A Legacy Woven into the Fabric of the Nation

The precedents set in Jamestown rippled outward across the Atlantic seaboard. The legal recognition of widows’ economic agency, the centrality of household production to plantation economies, and the ideal of the industrious, pious wife all shaped the development of colonial Virginia and, later, the Old South. Women who had managed estates and defended their property in court passed on a tradition of female competence that would surface repeatedly in American history, from the Revolution to the frontier West.

Modern scholarship, drawing on archaeological finds and archival collections at institutions like the National Park Service’s Historic Jamestowne and the Virginia Museum of History & Culture, continues to revise the narrative that Jamestown was built solely by male adventurers. Excavated thimbles, sewing needles, butter churns, and preserved seeds tell the story of women’s daily labor, while probate inventories and court records reveal their legal and financial struggles. The Encyclopedia Virginia provides extensive documentation of individual women and legal statutes that illuminate their world.
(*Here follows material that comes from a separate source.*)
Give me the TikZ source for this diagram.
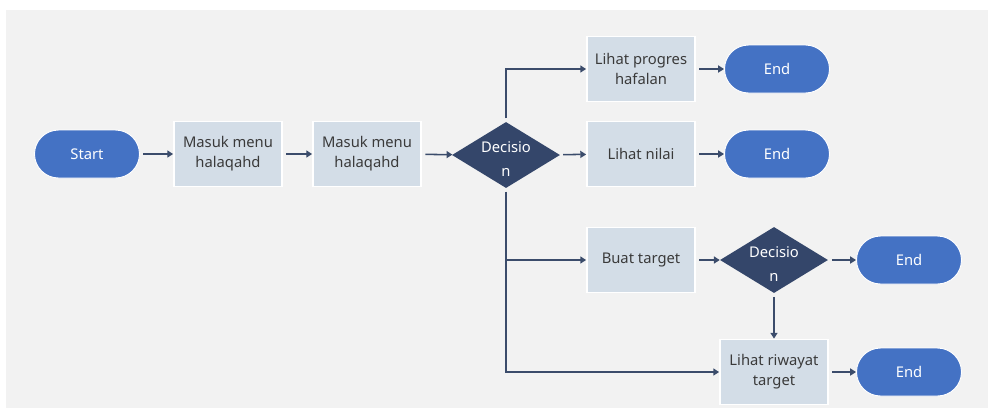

Yet the legacy of Jamestown’s women is also a legacy of empire. Their arrival, their homesteads, and their children advanced the dispossession of Indigenous peoples and laid the groundwork for a plantation system that would later depend upon the labor of enslaved African women. Recognizing the full complexity of that heritage—the agency and the complicity, the resilience and the structures of oppression—is not only an exercise in historical accuracy but a prerequisite for understanding the origins of the United States itself. The women of Jamestown were neither passive cargo nor silent bystanders; they were makers of a world, with all the consequences that entails.